30 April 2012
THE FALL OF SAIGON
Gather around, children, and learn how things end when your country becomes needlessly involved in a war whose stated goals (preventing the spread of communism) mask the real goals (securing natural resources like oil and rubber) ~ all the while guaranteeing the loss of the war by using conventional tactics against a guerrilla opponent. We continue to make that same mistake.
37 years ago yesterday and today, more than 7,000 American civilians and 'at risk' Vietnamese were airlifted from various points in South Vietnam's capitol city, Saigon, to a fleet of U.S. naval ships deployed in the South China Sea off Vung Tau. The evacuation took place as North Vietnamese Army (NVA) regulars were appearing in Saigon's suburbs. Fixed-wing aircraft and helicopters manned by military and CIA pilots struggled to accommodate as many refugees as possible, but time was running out. One of the enduring images of the evacuation appears above (click to enlarge) ~ a line of CIA station personnel filing to a waiting helicopter perched precariously atop the roof of their apartment building (often mistakenly identified as the U.S. embassy).
The sad and moving story of this complex operation is summed up nicely here. Incredibly, amid the confusion and gunfire, only four U.S. Marines lost their lives. Virtually all U.S. combat forces had been withdrawn from in-country by August 1973. Those who remained protected the U.S. embassy, and maintained advisory liaison with the South Vietnamese army and air force.

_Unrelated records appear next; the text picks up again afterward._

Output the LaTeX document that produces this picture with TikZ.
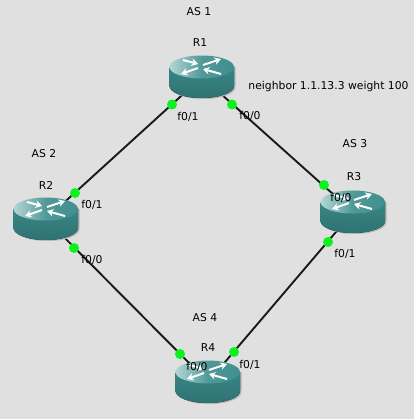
\documentclass[tikz,border=0pt]{standalone}
\usepackage{fontspec}
\setmainfont{DejaVu Sans}
\usetikzlibrary{arrows.meta,backgrounds}
\definecolor{canvasgray}{HTML}{E0E0E0}
\definecolor{routertop}{HTML}{3F8E8E}
\definecolor{routerlight}{HTML}{B4D6D6}
\definecolor{routerside}{HTML}{3A8585}
\definecolor{routerdark}{HTML}{2F7373}
\definecolor{portgreen}{HTML}{0CF221}
\tikzset{
  routerspot/.style={minimum width=65pt,minimum height=43pt,inner sep=0pt},
  portdot/.style={circle,fill=portgreen,minimum size=10pt,inner sep=0pt},
  linkline/.style={line width=1.9pt,black!90},
  txt/.style={font=\fontsize{10.8}{12}\selectfont,inner sep=0pt,text=black},
  flow/.style={white,line width=2pt,-{Stealth[length=6.5pt,width=7.5pt]}},
  pics/router/.style={code={
    % shadow, body, lid, then the four arrows
    \fill[black!28] (-30,-10) -- (33.5,-10) -- (33.5,10) .. controls (33.5,17) and (19,22) .. (1.25,22) .. controls (-17,22) and (-30,17) .. (-30,10) -- cycle;
    \fill[top color=routerside,bottom color=routerdark] (-32.5,-10) -- (32,-10) -- (32,9) .. controls (32,15.6) and (18,21) .. (-0.25,21) .. controls (-18,21) and (-32.5,15.6) .. (-32.5,9) -- cycle;
    \path[left color=routerlight,right color=routertop,middle color=routertop!85!routerlight] (-0.25,-10) ellipse[x radius=32.25,y radius=11.5];
    \draw[flow] (-19,-17) -- (-4,-13);
    \draw[flow] (-4,-9) -- (-21,-3);
    \draw[flow] (1,-12) -- (19,-18);
    \draw[flow] (19,-3) -- (1,-8);
  }}
}
\begin{document}
\begin{tikzpicture}[x=1pt,y=-1pt]
  \useasboundingbox[fill=canvasgray] (0,0) rectangle (414,419);
  \node[routerspot] (r1) at (202,77) {};
  \node[routerspot] (r2) at (46,219) {};
  \node[routerspot] (r3) at (353,212) {};
  \node[routerspot] (r4) at (208,382) {};
  \draw[linkline] (r1.center) -- (r2.center);
  \draw[linkline] (r1.center) -- (r3.center);
  \draw[linkline] (r2.center) -- (r4.center);
  \draw[linkline] (r3.center) -- (r4.center);
  \foreach \rname in {r1,r2,r3,r4}
    \pic at (\rname) {router};
  % ports
  \node[portdot] (p1a) at (172,104.5) {};
  \node[portdot] (p1b) at (232,104.5) {};
  \node[portdot] (p2a) at (75,193) {};
  \node[portdot] (p2b) at (74,248) {};
  \node[portdot] (p3a) at (324,185) {};
  \node[portdot] (p3b) at (328,242) {};
  \node[portdot] (p4a) at (180,354) {};
  \node[portdot] (p4b) at (234,352) {};
  % labels
  \node[txt] (as1) at (199,12) {AS 1};
  \node[txt] (as2) at (44,154) {AS 2};
  \node[txt] (as3) at (355,144) {AS 3};
  \node[txt] (as4) at (205,318) {AS 4};
  \node[txt] (n1) at (200,43) {R1};
  \node[txt] (n2) at (46,185) {R2};
  \node[txt] (n3) at (354,177) {R3};
  \node[txt] (n4) at (208,348) {R4};
  \node[txt] (l1a) at (188,117) {f0/1};
  \node[txt] (l1b) at (250,116) {f0/0};
  \node[txt] (l2a) at (92,205) {f0/1};
  \node[txt] (l2b) at (92,260) {f0/0};
  \node[txt] (l3a) at (341,198) {f0/0};
  \node[txt] (l3b) at (345,254) {f0/1};
  \node[txt] (l4a) at (197,367) {f0/0};
  \node[txt] (l4b) at (250,365) {f0/1};
  \node[txt] (nb) at (328.5,87) {neighbor 1.1.13.3 weight 100};
\end{tikzpicture}
\end{document}
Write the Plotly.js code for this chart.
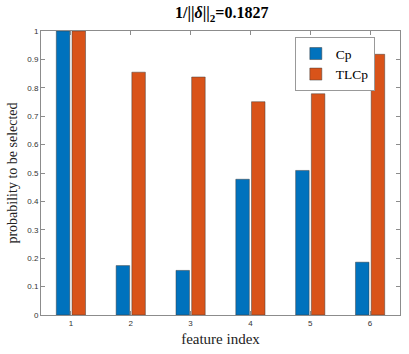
<!DOCTYPE html>
<html>
<head>
<meta charset="utf-8">
<script src="https://cdn.plot.ly/plotly-3.0.1.min.js"></script>
<style>
  html, body { margin: 0; padding: 0; background: #fff; }
  #chart { width: 409px; height: 354px; }
</style>
</head>
<body>
<div id="chart"></div>
<script>
// feature indices and selection probabilities
var features = [1, 2, 3, 4, 5, 6];
var cpValues = [1, 0.174, 0.157, 0.478, 0.509, 0.186];
var tlcpValues = [1, 0.855, 0.838, 0.751, 0.779, 0.918];
var yTicks = [0, 0.1, 0.2, 0.3, 0.4, 0.5, 0.6, 0.7, 0.8, 0.9, 1];

var serif = "'Liberation Serif', 'Times New Roman', serif";
var sans = "'Liberation Sans', Helvetica, Arial, sans-serif";
var axisColor = "#8c8c8c";

var cp = {
    x: features,
    y: cpValues,
    name: "Cp",
    type: "bar",
    marker: {color: "#0072BD", line: {color: "rgba(60,60,60,0.6)", width: 0.8}}
};
var tlcp = {
    x: features,
    y: tlcpValues,
    name: "TLCp",
    type: "bar",
    marker: {color: "#D95319", line: {color: "rgba(60,60,60,0.6)", width: 0.8}}
};

var layout = {
    width: 409,
    height: 354,
    margin: {l: 41, r: 9, t: 31, b: 39},
    paper_bgcolor: "#fff",
    plot_bgcolor: "#fff",
    barmode: "group",
    bargap: 0.475,
    bargroupgap: 0.14,
    title: {
        text: "<b>1/||<i>δ</i>||<sub>2</sub>=0.1827</b>",
        font: {family: serif, size: 16, color: "#000"},
        x: 0.542, xanchor: "center",
        y: 0.98, yanchor: "top"
    },
    xaxis: {
        range: [0.5, 6.5],
        tickvals: features,
        ticks: "inside", ticklen: 4, tickcolor: axisColor,
        showline: true, linecolor: axisColor, linewidth: 1, mirror: "ticks",
        showgrid: false, zeroline: false,
        tickfont: {family: sans, size: 8, color: "#333"},
        title: {text: "feature index", font: {family: serif, size: 15, color: "#222"}, standoff: 6}
    },
    yaxis: {
        range: [0, 1],
        tickvals: yTicks,
        ticks: "inside", ticklen: 4, tickcolor: axisColor,
        showline: true, linecolor: axisColor, linewidth: 1, mirror: "ticks",
        showgrid: false, zeroline: false,
        tickfont: {family: sans, size: 8, color: "#333"},
        title: {text: "probability to be selected", font: {family: serif, size: 14, color: "#222"}, standoff: 6}
    },
    legend: {
        x: 0.707, y: 0.978, xanchor: "left", yanchor: "top",
        bgcolor: "#fff", bordercolor: "#999", borderwidth: 1,
        font: {family: serif, size: 13.5, color: "#000"},
        tracegroupgap: 0, itemwidth: 30
    },
    showlegend: true
};

Plotly.newPlot("chart", [cp, tlcp], layout, {displayModeBar: false, staticPlot: true});
</script>
</body>
</html>
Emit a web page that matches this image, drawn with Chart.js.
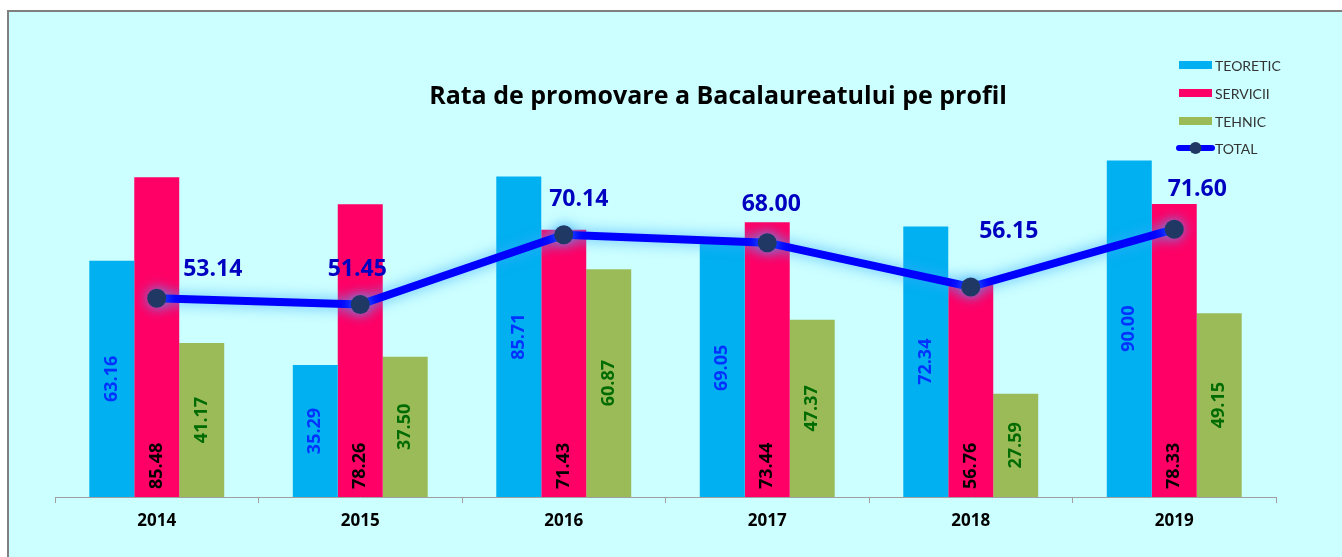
<!DOCTYPE html>
<html>
<head>
<meta charset="utf-8">
<script src="https://cdn.jsdelivr.net/npm/chart.js@4.4.1/dist/chart.umd.min.js"></script>
<style>
  html, body { margin: 0; padding: 0; background: #fff; }
  #wrap { width: 1342px; height: 557px; }
</style>
</head>
<body>
<div id="wrap"><canvas id="myChart" width="1342" height="557"></canvas></div>
<script>
// chart values
var years = ['2014', '2015', '2016', '2017', '2018', '2019'];
var teoretic = [63.16, 35.29, 85.71, 69.05, 72.34, 90.00];
var servicii = [85.48, 78.26, 71.43, 73.44, 56.76, 78.33];
var tehnic = [41.17, 37.50, 60.87, 47.37, 27.59, 49.15];
var total = [53.14, 51.45, 70.14, 68.00, 56.15, 71.60];

// where the TOTAL labels sit relative to their point (px)
var totalLabelOffsets = [[56, -29], [-3, -35], [15, -35], [4, -38], [38, -56], [23, -40]];

var FONT = 'Lato, "Open Sans", sans-serif';
var BOLD_FONT = '"Open Sans", Lato, sans-serif';

var framePlugin = {
  id: 'frame',
  beforeDraw: function (chart) {
    var ctx = chart.ctx;
    ctx.save();
    ctx.fillStyle = '#ffffff';
    ctx.fillRect(0, 0, chart.width, chart.height);
    ctx.fillStyle = '#CCFFFF';
    ctx.fillRect(7, 10, chart.width, chart.height);
    ctx.strokeStyle = '#808080';
    ctx.lineWidth = 2;
    ctx.beginPath();
    ctx.moveTo(8, chart.height);
    ctx.lineTo(8, 11);
    ctx.lineTo(chart.width, 11);
    ctx.stroke();
    ctx.restore();
  },
  afterDraw: function (chart) {
    var ctx = chart.ctx;
    ctx.save();
    // title
    ctx.fillStyle = '#000';
    ctx.font = 'bold 25px ' + BOLD_FONT;
    ctx.textAlign = 'center';
    ctx.textBaseline = 'middle';
    ctx.fillText('Rata de promovare a Bacalaureatului pe profil', 718, 97);

    // legend
    var items = [
      { text: 'TEORETIC', color: '#00B0F0', y: 65 },
      { text: 'SERVICII', color: '#FF0066', y: 93 },
      { text: 'TEHNIC', color: '#9BBB59', y: 121 },
      { text: 'TOTAL', color: '#0000FF', y: 148, line: true }
    ];
    ctx.font = '14px ' + FONT;
    ctx.textAlign = 'left';
    items.forEach(function (it) {
      if (it.line) {
        ctx.strokeStyle = it.color;
        ctx.lineWidth = 6;
        ctx.lineCap = 'round';
        ctx.beginPath();
        ctx.moveTo(1179, it.y);
        ctx.lineTo(1212, it.y);
        ctx.stroke();
        ctx.fillStyle = '#1F3864';
        ctx.beginPath();
        ctx.arc(1195.5, it.y, 6, 0, Math.PI * 2);
        ctx.fill();
      } else {
        ctx.fillStyle = it.color;
        ctx.fillRect(1179, it.y - 4, 33, 8);
      }
      ctx.fillStyle = '#333';
      ctx.fillText(it.text, 1215, it.y + 1);
    });
    ctx.restore();
  }
};

var glowPlugin = {
  id: 'glow',
  beforeDatasetDraw: function (chart, args) {
    if (chart.data.datasets[args.index].type !== 'line') return;
    var ctx = chart.ctx;
    ctx.save();
    ctx.shadowColor = 'rgba(60,170,255,0.85)';
    ctx.shadowBlur = 14;
  },
  afterDatasetDraw: function (chart, args) {
    if (chart.data.datasets[args.index].type !== 'line') return;
    chart.ctx.restore();
  }
};

var labelsPlugin = {
  id: 'valueLabels',
  afterDatasetsDraw: function (chart) {
    var ctx = chart.ctx;
    ctx.save();
    chart.data.datasets.forEach(function (ds, di) {
      var meta = chart.getDatasetMeta(di);
      meta.data.forEach(function (el, i) {
        var txt = ds.data[i].toFixed(2);
        if (ds.type === 'line') {
          var off = totalLabelOffsets[i];
          ctx.font = 'bold 23px ' + BOLD_FONT;
          ctx.fillStyle = '#0000C0';
          ctx.textAlign = 'center';
          ctx.textBaseline = 'middle';
          ctx.fillText(txt, el.x + off[0], el.y + off[1]);
          return;
        }
        ctx.save();
        ctx.font = 'bold 18px ' + BOLD_FONT;
        ctx.fillStyle = ds.labelColor;
        ctx.textBaseline = 'middle';
        if (ds.labelAtBase) {
          ctx.translate(el.x, el.base - 8);
          ctx.rotate(-Math.PI / 2);
          ctx.textAlign = 'left';
          ctx.fillText(txt, 0, 0);
        } else {
          ctx.translate(el.x, (el.y + el.base) / 2);
          ctx.rotate(-Math.PI / 2);
          ctx.textAlign = 'center';
          ctx.fillText(txt, 0, 0);
        }
        ctx.restore();
      });
    });
    ctx.restore();
  }
};

var ctx = document.getElementById('myChart').getContext('2d');
var myChart = new Chart(ctx, {
  type: 'bar',
  data: {
    labels: years,
    datasets: [{
      type: 'line',
      label: 'TOTAL',
      data: total,
      order: 0,
      borderColor: '#0000FF',
      borderWidth: 8,
      tension: 0,
      fill: false,
      pointRadius: 9.5,
      pointHoverRadius: 9.5,
      pointBorderWidth: 0,
      pointBackgroundColor: '#1F3864'
    }, {
      label: 'TEORETIC',
      data: teoretic,
      order: 1,
      backgroundColor: '#00B0F0',
      labelColor: '#0033FF'
    }, {
      label: 'SERVICII',
      data: servicii,
      order: 1,
      backgroundColor: '#FF0066',
      labelColor: '#000000',
      labelAtBase: true
    }, {
      label: 'TEHNIC',
      data: tehnic,
      order: 1,
      backgroundColor: '#9BBB59',
      labelColor: '#006B00'
    }]
  },
  options: {
    responsive: false,
    animation: false,
    layout: { padding: { left: 55, right: 66, top: 123, bottom: 0 } },
    datasets: {
      bar: { categoryPercentage: 0.663, barPercentage: 1.0, borderWidth: 0 }
    },
    plugins: {
      legend: { display: false },
      title: { display: false },
      tooltip: { enabled: false }
    },
    scales: {
      y: {
        display: false,
        min: 0,
        max: 100
      },
      x: {
        offset: true,
        grid: {
          display: true,
          offset: true,
          drawOnChartArea: false,
          drawTicks: true,
          tickLength: 6,
          color: '#A0A0A0'
        },
        border: { display: true, color: '#A0A0A0', width: 1 },
        ticks: {
          color: '#000',
          font: { family: BOLD_FONT, size: 17, weight: 'bold' },
          padding: 8
        },
        afterFit: function (scale) { scale.height = 60; }
      }
    }
  },
  plugins: [framePlugin, glowPlugin, labelsPlugin]
});
</script>
</body>
</html>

Human societies tend to have short memories, and new leaders take advantage of that fact. I was opposed to the Gulf War, the war in Iraq, and the war in Afghanistan from their inception. Clearly we weren't being told the whole story. Subsequent history has confirmed this. Nearly every war since WWII (with the exception of those few in which we sought to end genocide) have been fought to secure local natural resources or territory, shoring up American hegemony in the world. And all those wars have backfired. Our standing among the world community hasn't been been lower since the nineteenth century. We spent (officially) ten bloody years in Vietnam, to no good end. Ask me ~ I was there.